Raw records:
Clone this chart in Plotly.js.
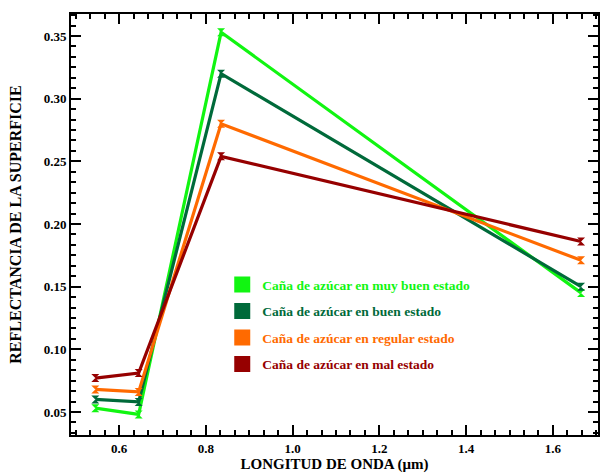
<!DOCTYPE html>
<html><head><meta charset="utf-8">
<script src="https://cdn.plot.ly/plotly-3.0.1.min.js"></script>
<style>html,body{margin:0;padding:0;background:#fff}#chart{width:600px;height:474px}</style>
</head><body><div id="chart"></div>
<script>
const wavelengths = [0.545, 0.645, 0.835, 1.665];
const seriesNames = ["Caña de azúcar en muy buen estado","Caña de azúcar en buen estado","Caña de azúcar en regular estado","Caña de azúcar en mal estado"];
const muyBuen = [0.053, 0.048, 0.353, 0.145];
const buen    = [0.060, 0.058, 0.320, 0.150];
const regular = [0.068, 0.066, 0.280, 0.171];
const mal     = [0.077, 0.081, 0.254, 0.186];
const seriesValues = [muyBuen, buen, regular, mal];
const colors = ["#11f511", "#006a3a", "#ff6a00", "#960000"];
const serif = "Liberation Serif, Times New Roman, serif";

const traces = [];
seriesValues.forEach((vals, i) => {
  traces.push({x: wavelengths, y: vals, mode: 'lines+markers', showlegend: false,
    line: {color: colors[i], width: 3.2}, marker: {color: colors[i], symbol: 'hourglass', size: 8}});
});
seriesValues.forEach((vals, i) => {
  traces.push({x: [null], y: [null], mode: 'markers', legendgroup: 'g' + i,
    name: '<span style="color:' + colors[i] + '">' + seriesNames[i] + '</span>',
    marker: {color: colors[i], symbol: 'square', size: 18}});
});

const axisCommon = {showline: true, linewidth: 2, linecolor: '#000', mirror: 'allticks', ticks: 'inside',
  ticklen: 10, tickwidth: 2, tickcolor: '#000', showgrid: false, zeroline: false,
  tickfont: {family: serif, size: 13, color: '#000', weight: 'bold'}};

const layout = {
  width: 600, height: 474, margin: {l: 71, r: 2, t: 14, b: 39},
  paper_bgcolor: '#fff', plot_bgcolor: '#fff',
  xaxis: Object.assign({}, axisCommon, {range: [0.489, 1.704], dtick: 0.2, tick0: 0.6, tickformat: '.1f',
    minor: {dtick: 0.2/6, tick0: 0.6, ticks: 'inside', ticklen: 5, tickwidth: 2, tickcolor: '#000'},
    title: {text: 'LONGITUD DE ONDA (μm)', standoff: 3, font: {family: serif, size: 15, color: '#000', weight: 'bold'}}}),
  yaxis: Object.assign({}, axisCommon, {range: [0.0316, 0.3676], dtick: 0.05, tick0: 0.05, tickformat: '.2f',
    minor: {dtick: 0.05/6, tick0: 0.05, ticks: 'inside', ticklen: 5, tickwidth: 2, tickcolor: '#000'},
    title: {text: 'REFLECTANCIA DE LA SUPERFICIE', standoff: 18, font: {family: serif, size: 16, color: '#000', weight: 'bold'}}}),
  legend: {x: 0.287, y: 0.394, xanchor: 'left', yanchor: 'top', bgcolor: 'rgba(0,0,0,0)',
    traceorder: 'grouped', tracegroupgap: 6,
    font: {family: serif, size: 13.5, weight: 'bold'}},
  showlegend: true
};
Plotly.newPlot('chart', traces, layout, {displayModeBar: false, staticPlot: true});
</script></body></html>
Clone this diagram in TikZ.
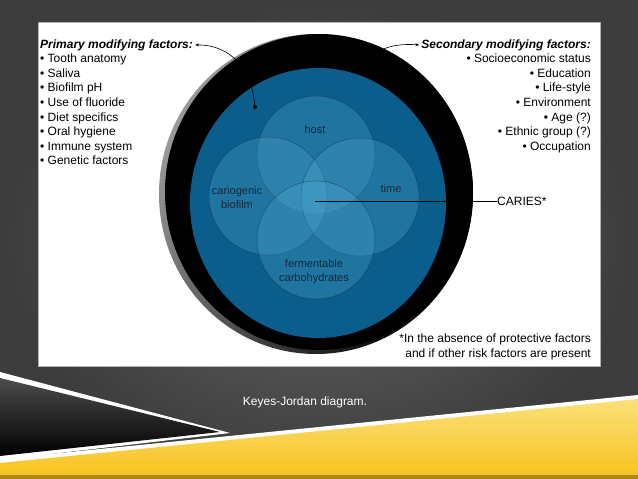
\documentclass[tikz,border=0pt]{standalone}
\usepackage{fontspec}
\setmainfont{Liberation Sans}
\usetikzlibrary{arrows.meta}
\definecolor{bgdark}{HTML}{3C3C3C}
\definecolor{bgmid}{HTML}{666666}
\definecolor{ringblue}{HTML}{0B5E8C}
\definecolor{venn}{HTML}{4FA8D0}
\definecolor{inktext}{HTML}{15283C}
\definecolor{ylw}{HTML}{F7C21A}
\definecolor{ylwlight}{HTML}{FBE07A}
\begin{document}
\begin{tikzpicture}[x=1pt,y=-1pt,
  lst/.style={font=\fontsize{12}{15}\selectfont,inner sep=0pt,text=black},
  inl/.style={font=\fontsize{11}{14}\selectfont,text=inktext,inner sep=0pt,align=center},
  vc/.style={circle,minimum size=118pt,inner sep=0pt,fill=venn,fill opacity=0.3,draw=inktext,draw opacity=0.5,line width=0.5pt},
  arr/.style={-{Stealth[length=4pt,width=3pt]},line width=0.6pt}]
\useasboundingbox (0,0) rectangle (638,479);
% background
\shade[inner color=bgmid,outer color=bgdark] (0,0) rectangle (638,479);
% panel
\node[draw=gray!60,line width=1pt,fill=white,minimum width=562pt,minimum height=344pt,inner sep=0pt,anchor=north west] (panel) at (38,22) {};
% outer ring and blue disc
\shade[left color=gray!80,right color=black,shading angle=60] (316,194) ellipse [x radius=157pt,y radius=160pt];
\fill[black] (319,192) ellipse [x radius=154pt,y radius=158pt];
\fill[ringblue] (318,203) ellipse [x radius=128pt,y radius=135pt];
% venn circles
\node[vc] (host) at (316,155) {};
\node[vc] (bio) at (268,196) {};
\node[vc] (time) at (360,197) {};
\node[vc] (carb) at (316,240) {};
\node[inl] (thost) at (315,130) {host};
\node[inl,align=center] (tbio) at (237,198) {cariogenic\\biofilm};
\node[inl] (ttime) at (391,189) {time};
\node[inl] (tcarb) at (314,272) {fermentable\\carbohydrates};
% caries
\coordinate (cc) at (315,201);
\node[lst,anchor=west] (caries) at (497,201) {CARIES*};
\draw[line width=0.9pt] (cc) -- (caries.west);
% left list
\node[lst,anchor=base west] (ph) at (40,48) {\textbf{\textit{Primary modifying factors:}}};
\foreach \t [count=\i] in {Tooth anatomy,Saliva,Biofilm pH,Use of fluoride,Diet specifics,Oral hygiene,Immune system,Genetic factors}
  \node[lst,anchor=base west] (l\i) at (40,{48+14.6*\i}) {\textbullet\ \t};
% right list
\node[lst,anchor=base east] (sh) at (591,48) {\textbf{\textit{Secondary modifying factors:}}};
\foreach \t [count=\i] in {Socioeconomic status,Education,Life-style,Environment,Age (?),Ethnic group (?),Occupation}
  \node[lst,anchor=base east] (r\i) at (591,{48+14.6*\i}) {\textbullet\ \t};
% arrows
\coordinate (pd) at (255,107);
\coordinate (sd) at (368,68);
\fill (pd) circle (2pt);
\draw[arr] (pd) .. controls (252,70) and (232,45) .. ([xshift=2pt]ph.east);
\draw[arr] (sd) .. controls (372,50) and (390,43) .. ([xshift=-2pt]sh.west);
% footnote
\node[lst,anchor=east,align=right] (fn) at (591,347) {*In the absence of protective factors\\and if other risk factors are present};
% bottom decoration
\fill[white] (0,372) -- (230,433) -- (0,460) -- cycle;
\shade[top color=gray!60!black,bottom color=black] (0,378) -- (220,432) -- (0,456) -- cycle;
\fill[white] (0,459) -- (638,395) -- (638,479) -- (0,479) -- cycle;
\shade[top color=ylwlight,bottom color=ylw] (0,463) -- (638,399) -- (638,479) -- (0,479) -- cycle;
\fill[ylw!70!black] (0,475) rectangle (638,479);
\node[font=\fontsize{12}{14}\selectfont,text=white] (cap) at (305,402) {Keyes-Jordan diagram.};
\end{tikzpicture}
\end{document}
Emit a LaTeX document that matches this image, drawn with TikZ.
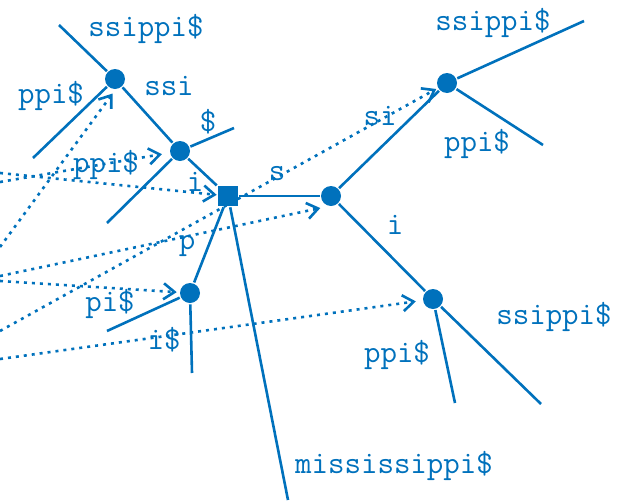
\documentclass[tikz,border=0pt]{standalone}
\usepackage{tikz}
\usepackage{color}
\usetikzlibrary{arrows.meta}
\definecolor{treeblue}{RGB}{0,113,188}

\begin{document}
\begin{tikzpicture}[x=1pt,y=-1pt,line width=2.6pt,color=treeblue,
		inner node/.style={circle,fill=treeblue,inner sep=0pt,minimum size=20pt},
		root node/.style={rectangle,fill=treeblue,inner sep=0pt,minimum size=20pt},
		edge text/.style={font=\ttfamily\fontsize{32}{32}\selectfont,inner sep=0pt},
		link/.style={-{Straight Barb[length=11pt,width=16pt]},dash pattern=on 3pt off 5pt}]

		\useasboundingbox (0,0) rectangle (624,501);

		% branching nodes
		\node[root node] (root) at (228,196) {};
		\node[inner node] (i) at (180,151) {};
		\node[inner node] (issi) at (115,79) {};
		\node[inner node] (s) at (331,196) {};
		\node[inner node] (ssi) at (447,83) {};
		\node[inner node] (si) at (433,299) {};
		\node[inner node] (p) at (190,293) {};

		% leaf ends
		\coordinate (issi1) at (59,25);
		\coordinate (issi2) at (33,158);
		\coordinate (i1) at (234,128);
		\coordinate (i2) at (107,223);
		\coordinate (whole) at (288,500);
		\coordinate (ssi1) at (584,21);
		\coordinate (ssi2) at (543,145);
		\coordinate (si1) at (541,404);
		\coordinate (si2) at (455,403);
		\coordinate (p1) at (107,331);
		\coordinate (p2) at (192,373);

		% links coming in from the left
		\coordinate (in1) at (0,247);
		\coordinate (in2) at (0,182);
		\coordinate (in3) at (0,173);
		\coordinate (in4) at (0,276);
		\coordinate (in5) at (0,281);
		\coordinate (in6) at (0,331);
		\coordinate (in7) at (0,359);

		\path[link]
		(in1) edge[shorten >=4pt] (issi.south)
		(in2) edge[shorten >=7pt] (i)
		(in3) edge (root)
		(in4) edge[shorten >=7pt] (s.250)
		(in5) edge[shorten >=2pt] (p)
		(in6) edge[shorten >=1pt] (ssi)
		(in7) edge[shorten >=6pt] (si);

		\path
		(root) edge (i)
		(i) edge (issi)
		(issi) edge (issi1)
		(issi) edge (issi2)
		(i) edge (i1)
		(i) edge (i2)
		(root) edge (s)
		(s) edge (ssi)
		(ssi) edge (ssi1)
		(ssi) edge (ssi2)
		(s) edge (si)
		(si) edge (si1)
		(si) edge (si2)
		(root) edge (p)
		(p) edge (p1)
		(p) edge (p2)
		(root) edge (whole);

		% edge labels
		\node[edge text] (t1) at (146,29) {ssippi\$};
		\node[edge text] (t2) at (51,96) {ppi\$};
		\node[edge text] (t3) at (169,86) {ssi};
		\node[edge text] (t4) at (208,122) {\$};
		\node[edge text] (t5) at (106,165) {ppi\$};
		\node[edge text] (t6) at (195,182) {i};
		\node[edge text] (t7) at (187,246) {p};
		\node[edge text] (t8) at (110,304) {pi\$};
		\node[edge text] (t9) at (164,340) {i\$};
		\node[edge text] (t10) at (493,23) {ssippi\$};
		\node[edge text] (t11) at (380,116) {si};
		\node[edge text] (t12) at (477,144) {ppi\$};
		\node[edge text] (t13) at (277,174) {s};
		\node[edge text] (t14) at (395,225) {i};
		\node[edge text] (t15) at (554,317) {ssippi\$};
		\node[edge text] (t16) at (397,355) {ppi\$};
		\node[edge text] (t17) at (394,466) {mississippi\$};
\end{tikzpicture}
\end{document}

Set problem:
Count the lines in which the string "Clone" appears, then report only that figure.

Problem solution:
2